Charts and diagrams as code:

-------

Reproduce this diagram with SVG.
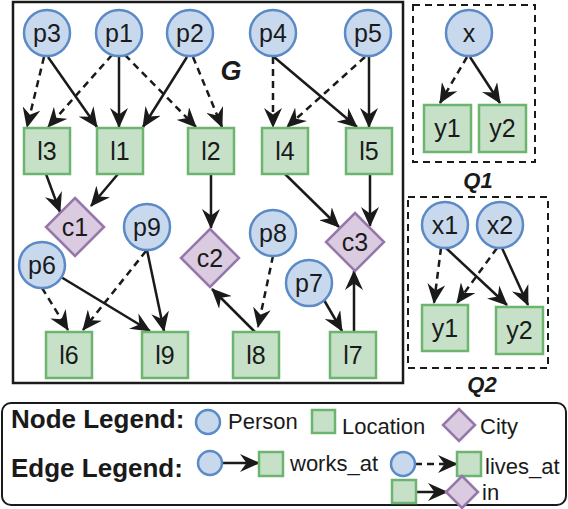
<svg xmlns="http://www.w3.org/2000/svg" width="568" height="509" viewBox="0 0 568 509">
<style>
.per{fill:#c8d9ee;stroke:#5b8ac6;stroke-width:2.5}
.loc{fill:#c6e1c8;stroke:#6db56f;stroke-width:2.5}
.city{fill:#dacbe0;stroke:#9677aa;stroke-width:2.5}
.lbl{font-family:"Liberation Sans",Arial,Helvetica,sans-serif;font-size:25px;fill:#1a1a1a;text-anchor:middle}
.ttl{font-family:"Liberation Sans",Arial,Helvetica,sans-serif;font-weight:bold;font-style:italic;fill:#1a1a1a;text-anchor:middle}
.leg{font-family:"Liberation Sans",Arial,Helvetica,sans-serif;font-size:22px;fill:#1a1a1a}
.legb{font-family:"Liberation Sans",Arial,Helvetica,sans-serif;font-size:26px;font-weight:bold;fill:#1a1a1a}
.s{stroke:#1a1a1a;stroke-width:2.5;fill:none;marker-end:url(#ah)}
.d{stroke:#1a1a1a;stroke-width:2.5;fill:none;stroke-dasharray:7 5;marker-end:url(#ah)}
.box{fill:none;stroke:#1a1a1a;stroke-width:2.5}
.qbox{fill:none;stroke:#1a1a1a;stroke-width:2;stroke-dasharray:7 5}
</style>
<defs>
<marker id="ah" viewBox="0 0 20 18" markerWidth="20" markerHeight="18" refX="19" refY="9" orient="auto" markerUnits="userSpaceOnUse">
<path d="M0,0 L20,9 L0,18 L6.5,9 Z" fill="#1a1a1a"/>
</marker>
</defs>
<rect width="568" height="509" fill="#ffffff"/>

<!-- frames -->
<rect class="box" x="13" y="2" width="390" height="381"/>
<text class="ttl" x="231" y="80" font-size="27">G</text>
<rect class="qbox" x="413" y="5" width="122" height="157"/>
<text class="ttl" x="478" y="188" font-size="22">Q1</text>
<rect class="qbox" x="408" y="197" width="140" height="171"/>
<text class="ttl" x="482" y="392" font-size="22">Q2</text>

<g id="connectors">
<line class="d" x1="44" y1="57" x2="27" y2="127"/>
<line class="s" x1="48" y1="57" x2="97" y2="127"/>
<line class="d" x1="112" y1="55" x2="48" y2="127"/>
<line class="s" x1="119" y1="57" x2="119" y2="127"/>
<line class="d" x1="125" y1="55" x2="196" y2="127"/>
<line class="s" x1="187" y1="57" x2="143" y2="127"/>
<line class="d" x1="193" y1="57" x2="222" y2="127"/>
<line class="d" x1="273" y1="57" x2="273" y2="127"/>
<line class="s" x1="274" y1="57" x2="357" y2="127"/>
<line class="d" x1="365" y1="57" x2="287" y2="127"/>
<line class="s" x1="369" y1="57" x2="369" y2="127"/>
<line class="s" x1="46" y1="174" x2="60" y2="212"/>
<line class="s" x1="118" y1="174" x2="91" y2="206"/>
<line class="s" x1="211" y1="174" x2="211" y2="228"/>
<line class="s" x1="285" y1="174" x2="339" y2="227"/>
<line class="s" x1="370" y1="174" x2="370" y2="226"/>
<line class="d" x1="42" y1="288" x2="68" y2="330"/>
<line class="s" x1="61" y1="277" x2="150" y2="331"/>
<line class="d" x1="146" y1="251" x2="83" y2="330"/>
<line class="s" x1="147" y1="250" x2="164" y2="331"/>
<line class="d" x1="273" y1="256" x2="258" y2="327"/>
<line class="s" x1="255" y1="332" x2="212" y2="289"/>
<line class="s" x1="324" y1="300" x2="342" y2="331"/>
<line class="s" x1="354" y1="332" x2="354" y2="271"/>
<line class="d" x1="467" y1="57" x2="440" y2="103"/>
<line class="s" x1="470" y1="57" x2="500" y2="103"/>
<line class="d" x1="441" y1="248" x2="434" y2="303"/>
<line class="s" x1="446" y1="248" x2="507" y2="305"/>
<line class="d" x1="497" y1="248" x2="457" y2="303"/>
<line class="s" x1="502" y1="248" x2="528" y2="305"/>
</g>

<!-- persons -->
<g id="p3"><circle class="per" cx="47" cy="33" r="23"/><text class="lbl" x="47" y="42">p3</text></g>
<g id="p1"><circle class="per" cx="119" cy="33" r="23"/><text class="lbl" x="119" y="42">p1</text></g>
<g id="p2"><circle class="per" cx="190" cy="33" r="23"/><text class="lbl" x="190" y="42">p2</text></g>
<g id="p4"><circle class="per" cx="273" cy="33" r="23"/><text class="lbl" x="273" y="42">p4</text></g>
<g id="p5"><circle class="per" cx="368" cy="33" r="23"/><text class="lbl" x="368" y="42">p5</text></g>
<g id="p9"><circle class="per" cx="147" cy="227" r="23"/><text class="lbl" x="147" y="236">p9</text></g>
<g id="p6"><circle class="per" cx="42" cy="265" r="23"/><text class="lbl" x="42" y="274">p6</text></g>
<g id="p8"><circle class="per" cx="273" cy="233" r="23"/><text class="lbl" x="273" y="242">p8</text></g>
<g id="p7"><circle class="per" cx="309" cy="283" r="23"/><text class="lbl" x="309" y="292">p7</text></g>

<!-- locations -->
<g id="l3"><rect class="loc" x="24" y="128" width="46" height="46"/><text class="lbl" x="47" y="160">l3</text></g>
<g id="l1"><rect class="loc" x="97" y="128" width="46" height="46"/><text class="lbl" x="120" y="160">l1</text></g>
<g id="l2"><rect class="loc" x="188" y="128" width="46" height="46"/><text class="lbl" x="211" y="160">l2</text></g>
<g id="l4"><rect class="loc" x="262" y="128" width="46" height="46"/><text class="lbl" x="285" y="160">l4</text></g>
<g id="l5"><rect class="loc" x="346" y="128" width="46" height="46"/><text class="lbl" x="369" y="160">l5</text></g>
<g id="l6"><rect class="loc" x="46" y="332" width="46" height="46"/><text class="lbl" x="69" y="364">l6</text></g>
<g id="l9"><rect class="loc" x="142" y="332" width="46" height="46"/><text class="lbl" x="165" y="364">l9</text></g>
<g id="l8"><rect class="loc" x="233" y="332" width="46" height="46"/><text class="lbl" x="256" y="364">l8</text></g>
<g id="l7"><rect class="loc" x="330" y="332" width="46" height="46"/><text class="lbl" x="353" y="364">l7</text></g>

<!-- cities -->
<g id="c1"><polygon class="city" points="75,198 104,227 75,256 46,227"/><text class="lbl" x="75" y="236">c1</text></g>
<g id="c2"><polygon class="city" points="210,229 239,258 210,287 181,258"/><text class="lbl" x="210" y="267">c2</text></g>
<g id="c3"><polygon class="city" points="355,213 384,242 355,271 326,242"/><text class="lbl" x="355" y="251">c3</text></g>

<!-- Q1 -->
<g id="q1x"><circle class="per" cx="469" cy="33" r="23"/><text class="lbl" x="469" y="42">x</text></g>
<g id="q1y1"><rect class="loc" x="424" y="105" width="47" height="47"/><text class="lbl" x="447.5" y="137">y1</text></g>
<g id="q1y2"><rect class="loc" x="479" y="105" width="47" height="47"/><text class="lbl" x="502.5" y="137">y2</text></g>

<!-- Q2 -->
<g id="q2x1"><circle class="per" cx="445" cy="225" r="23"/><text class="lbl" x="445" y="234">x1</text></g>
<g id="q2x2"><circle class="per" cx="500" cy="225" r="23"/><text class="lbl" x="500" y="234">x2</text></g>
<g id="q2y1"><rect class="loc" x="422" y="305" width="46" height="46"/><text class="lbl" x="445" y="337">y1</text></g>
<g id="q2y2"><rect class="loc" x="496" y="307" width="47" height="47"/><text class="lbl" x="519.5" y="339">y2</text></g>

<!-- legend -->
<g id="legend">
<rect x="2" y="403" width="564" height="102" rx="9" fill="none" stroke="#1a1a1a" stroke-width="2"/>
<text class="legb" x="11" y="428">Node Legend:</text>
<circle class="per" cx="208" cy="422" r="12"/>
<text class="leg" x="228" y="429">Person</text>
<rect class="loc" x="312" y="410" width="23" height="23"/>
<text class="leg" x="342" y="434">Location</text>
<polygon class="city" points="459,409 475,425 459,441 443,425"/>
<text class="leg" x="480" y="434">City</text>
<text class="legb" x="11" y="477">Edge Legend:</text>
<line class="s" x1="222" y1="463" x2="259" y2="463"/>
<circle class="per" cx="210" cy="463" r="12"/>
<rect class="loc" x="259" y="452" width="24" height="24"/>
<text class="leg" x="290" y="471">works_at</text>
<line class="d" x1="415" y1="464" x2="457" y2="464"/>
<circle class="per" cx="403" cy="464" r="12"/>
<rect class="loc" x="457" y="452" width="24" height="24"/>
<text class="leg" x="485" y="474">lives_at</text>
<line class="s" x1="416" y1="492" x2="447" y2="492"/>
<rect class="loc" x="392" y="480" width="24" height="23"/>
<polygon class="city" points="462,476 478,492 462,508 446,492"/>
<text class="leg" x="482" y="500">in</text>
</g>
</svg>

-------

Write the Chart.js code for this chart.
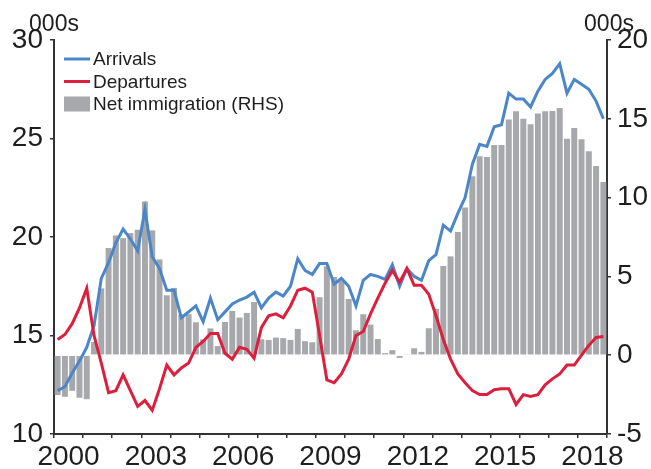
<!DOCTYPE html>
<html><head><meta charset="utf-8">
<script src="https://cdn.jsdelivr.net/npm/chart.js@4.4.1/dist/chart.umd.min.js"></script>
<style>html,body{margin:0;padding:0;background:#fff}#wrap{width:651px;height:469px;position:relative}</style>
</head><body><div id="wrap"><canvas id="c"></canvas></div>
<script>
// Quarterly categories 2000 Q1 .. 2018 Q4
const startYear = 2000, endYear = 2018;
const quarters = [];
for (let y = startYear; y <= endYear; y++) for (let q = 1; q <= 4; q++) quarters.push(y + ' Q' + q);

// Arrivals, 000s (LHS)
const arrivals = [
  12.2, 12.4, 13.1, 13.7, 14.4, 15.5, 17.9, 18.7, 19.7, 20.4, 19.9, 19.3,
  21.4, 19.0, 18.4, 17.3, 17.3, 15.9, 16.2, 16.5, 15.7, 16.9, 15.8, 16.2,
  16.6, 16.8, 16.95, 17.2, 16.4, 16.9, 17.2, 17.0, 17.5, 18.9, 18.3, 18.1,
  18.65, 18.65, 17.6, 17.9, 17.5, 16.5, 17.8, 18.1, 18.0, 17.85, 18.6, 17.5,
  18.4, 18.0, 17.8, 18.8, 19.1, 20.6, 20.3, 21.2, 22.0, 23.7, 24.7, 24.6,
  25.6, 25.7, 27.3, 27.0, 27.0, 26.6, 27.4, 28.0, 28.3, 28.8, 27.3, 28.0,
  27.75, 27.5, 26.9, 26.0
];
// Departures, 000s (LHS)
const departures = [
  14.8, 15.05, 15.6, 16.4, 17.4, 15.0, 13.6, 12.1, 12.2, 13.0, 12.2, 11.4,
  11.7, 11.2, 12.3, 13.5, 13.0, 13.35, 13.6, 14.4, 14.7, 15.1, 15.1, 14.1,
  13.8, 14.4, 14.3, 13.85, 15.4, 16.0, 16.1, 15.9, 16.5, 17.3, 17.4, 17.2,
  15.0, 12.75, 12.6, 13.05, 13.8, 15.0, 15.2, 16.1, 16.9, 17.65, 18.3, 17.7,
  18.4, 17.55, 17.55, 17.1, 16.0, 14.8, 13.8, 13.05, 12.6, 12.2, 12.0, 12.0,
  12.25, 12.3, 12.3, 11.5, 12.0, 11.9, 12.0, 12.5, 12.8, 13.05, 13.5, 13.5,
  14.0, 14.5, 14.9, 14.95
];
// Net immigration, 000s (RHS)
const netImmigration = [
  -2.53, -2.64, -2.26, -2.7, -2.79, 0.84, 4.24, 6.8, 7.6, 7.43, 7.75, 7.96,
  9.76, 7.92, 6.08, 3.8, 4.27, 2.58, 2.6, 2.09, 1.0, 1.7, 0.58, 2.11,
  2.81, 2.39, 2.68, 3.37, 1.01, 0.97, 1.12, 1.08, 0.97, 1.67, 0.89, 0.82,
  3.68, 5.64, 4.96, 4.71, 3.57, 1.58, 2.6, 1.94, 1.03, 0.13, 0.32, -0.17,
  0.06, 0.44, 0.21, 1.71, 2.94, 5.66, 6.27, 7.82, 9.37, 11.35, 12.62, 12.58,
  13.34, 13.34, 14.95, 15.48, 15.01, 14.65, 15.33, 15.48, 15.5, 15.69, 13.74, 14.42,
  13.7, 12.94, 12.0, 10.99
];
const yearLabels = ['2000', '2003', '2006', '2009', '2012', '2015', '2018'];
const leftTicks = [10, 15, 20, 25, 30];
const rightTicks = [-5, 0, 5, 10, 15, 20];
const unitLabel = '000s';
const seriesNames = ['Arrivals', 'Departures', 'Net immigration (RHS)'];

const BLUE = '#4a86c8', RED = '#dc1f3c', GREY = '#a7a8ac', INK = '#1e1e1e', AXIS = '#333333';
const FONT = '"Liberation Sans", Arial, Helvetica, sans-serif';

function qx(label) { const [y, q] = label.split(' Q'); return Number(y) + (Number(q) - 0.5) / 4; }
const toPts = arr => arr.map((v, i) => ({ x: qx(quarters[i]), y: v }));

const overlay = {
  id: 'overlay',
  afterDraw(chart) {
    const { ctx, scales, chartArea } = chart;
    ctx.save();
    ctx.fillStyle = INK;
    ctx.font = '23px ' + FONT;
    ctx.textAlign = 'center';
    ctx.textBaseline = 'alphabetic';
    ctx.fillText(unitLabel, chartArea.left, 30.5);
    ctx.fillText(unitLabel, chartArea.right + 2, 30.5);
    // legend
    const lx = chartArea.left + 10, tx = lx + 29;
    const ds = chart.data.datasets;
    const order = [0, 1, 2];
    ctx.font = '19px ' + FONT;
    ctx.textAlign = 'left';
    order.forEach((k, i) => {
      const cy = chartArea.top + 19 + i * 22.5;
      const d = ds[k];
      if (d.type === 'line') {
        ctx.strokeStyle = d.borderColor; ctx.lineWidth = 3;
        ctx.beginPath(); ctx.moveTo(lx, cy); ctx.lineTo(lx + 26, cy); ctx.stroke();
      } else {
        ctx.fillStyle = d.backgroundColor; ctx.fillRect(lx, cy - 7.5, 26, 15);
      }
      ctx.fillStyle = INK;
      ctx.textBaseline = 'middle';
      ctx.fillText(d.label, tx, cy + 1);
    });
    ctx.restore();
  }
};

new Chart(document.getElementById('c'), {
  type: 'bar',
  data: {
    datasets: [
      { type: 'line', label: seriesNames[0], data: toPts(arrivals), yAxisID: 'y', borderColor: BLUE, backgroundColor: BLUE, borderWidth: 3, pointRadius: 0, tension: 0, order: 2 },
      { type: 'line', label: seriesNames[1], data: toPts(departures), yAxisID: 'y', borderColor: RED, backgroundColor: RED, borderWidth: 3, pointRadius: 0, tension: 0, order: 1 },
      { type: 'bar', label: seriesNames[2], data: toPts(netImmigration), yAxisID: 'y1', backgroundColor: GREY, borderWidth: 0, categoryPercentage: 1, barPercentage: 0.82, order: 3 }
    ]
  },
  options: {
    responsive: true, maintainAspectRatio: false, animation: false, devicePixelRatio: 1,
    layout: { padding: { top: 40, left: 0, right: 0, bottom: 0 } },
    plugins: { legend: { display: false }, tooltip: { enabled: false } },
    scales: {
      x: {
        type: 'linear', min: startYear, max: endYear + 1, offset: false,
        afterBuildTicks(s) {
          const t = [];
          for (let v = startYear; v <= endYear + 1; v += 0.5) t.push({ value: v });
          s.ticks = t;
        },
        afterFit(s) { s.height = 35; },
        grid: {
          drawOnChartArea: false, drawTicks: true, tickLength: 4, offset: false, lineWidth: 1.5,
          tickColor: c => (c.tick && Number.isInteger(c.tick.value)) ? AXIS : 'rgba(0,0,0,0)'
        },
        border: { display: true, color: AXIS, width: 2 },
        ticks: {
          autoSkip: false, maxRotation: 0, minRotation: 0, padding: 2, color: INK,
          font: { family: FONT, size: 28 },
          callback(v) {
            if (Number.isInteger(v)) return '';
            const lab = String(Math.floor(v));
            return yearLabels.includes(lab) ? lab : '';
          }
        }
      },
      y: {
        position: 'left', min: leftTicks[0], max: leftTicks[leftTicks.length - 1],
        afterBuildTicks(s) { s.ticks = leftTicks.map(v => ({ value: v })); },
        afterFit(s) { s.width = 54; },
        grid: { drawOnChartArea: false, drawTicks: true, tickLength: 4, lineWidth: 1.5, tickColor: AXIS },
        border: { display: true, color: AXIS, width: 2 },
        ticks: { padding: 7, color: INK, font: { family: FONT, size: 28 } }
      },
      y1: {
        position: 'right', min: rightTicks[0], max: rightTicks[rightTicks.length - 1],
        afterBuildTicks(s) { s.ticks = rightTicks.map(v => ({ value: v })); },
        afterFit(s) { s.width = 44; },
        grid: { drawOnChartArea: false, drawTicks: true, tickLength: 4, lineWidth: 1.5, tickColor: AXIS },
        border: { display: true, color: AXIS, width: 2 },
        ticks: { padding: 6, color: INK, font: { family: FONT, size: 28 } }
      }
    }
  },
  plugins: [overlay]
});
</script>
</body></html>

-------

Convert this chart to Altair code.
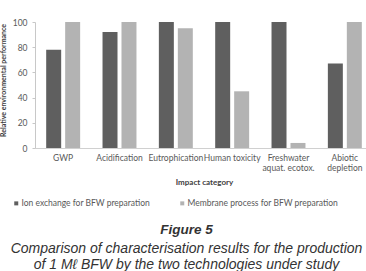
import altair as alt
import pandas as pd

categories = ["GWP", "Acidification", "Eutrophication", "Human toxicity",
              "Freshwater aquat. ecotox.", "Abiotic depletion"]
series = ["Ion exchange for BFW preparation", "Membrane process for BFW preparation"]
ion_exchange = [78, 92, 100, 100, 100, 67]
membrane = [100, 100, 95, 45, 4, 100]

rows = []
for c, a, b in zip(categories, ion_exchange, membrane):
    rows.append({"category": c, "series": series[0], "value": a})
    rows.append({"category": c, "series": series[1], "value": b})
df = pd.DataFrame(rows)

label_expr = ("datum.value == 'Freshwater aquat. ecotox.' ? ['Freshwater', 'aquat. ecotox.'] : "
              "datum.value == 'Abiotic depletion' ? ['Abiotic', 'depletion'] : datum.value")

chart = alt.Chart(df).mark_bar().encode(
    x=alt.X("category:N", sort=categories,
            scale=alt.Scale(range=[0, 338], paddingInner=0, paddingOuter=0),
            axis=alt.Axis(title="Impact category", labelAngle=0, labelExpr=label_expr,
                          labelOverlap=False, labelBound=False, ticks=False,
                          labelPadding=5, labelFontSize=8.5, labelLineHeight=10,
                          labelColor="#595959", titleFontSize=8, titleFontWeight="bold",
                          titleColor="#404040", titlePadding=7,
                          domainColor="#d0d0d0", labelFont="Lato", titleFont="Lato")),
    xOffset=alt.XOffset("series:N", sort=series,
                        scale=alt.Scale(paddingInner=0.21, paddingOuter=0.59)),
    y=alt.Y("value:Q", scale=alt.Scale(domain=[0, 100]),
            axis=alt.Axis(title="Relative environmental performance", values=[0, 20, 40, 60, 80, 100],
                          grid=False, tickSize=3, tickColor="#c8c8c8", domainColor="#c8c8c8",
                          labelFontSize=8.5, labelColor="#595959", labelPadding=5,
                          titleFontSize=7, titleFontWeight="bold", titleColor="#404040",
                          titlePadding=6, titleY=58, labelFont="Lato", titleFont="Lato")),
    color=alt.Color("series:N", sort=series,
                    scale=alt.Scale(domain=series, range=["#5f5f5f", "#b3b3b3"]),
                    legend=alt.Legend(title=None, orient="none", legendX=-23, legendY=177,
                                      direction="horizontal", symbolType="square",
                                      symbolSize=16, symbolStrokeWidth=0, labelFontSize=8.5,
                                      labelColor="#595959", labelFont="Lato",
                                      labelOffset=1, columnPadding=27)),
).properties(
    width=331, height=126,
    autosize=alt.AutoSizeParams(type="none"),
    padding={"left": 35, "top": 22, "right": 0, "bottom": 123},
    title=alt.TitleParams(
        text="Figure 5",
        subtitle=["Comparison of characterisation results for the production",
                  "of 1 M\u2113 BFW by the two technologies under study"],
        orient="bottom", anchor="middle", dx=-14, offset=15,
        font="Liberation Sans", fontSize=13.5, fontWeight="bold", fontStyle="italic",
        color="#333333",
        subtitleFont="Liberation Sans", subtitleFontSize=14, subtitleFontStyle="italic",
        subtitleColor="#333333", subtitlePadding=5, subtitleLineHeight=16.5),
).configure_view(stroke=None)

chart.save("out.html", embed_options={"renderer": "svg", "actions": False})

-------

Task brief
Do not include pictures. Give again exactly the lines starting at the one with "Write the Chart.js code for this chart." and ending at the one with "for (let y = startYear;", both included.

Reply
Write the Chart.js code for this chart.
<!DOCTYPE html>
<html><head><meta charset="utf-8">
<script src="https://cdn.jsdelivr.net/npm/chart.js@4.4.1/dist/chart.umd.min.js"></script>
<style>html,body{margin:0;padding:0;background:#fff}#wrap{width:651px;height:469px;position:relative}</style>
</head><body><div id="wrap"><canvas id="c"></canvas></div>
<script>
// Quarterly categories 2000 Q1 .. 2018 Q4
const startYear = 2000, endYear = 2018;
const quarters = [];
for (let y = startYear; y <= endYear; y++) for (let q = 1; q <= 4; q++) quarters.push(y + ' Q' + q);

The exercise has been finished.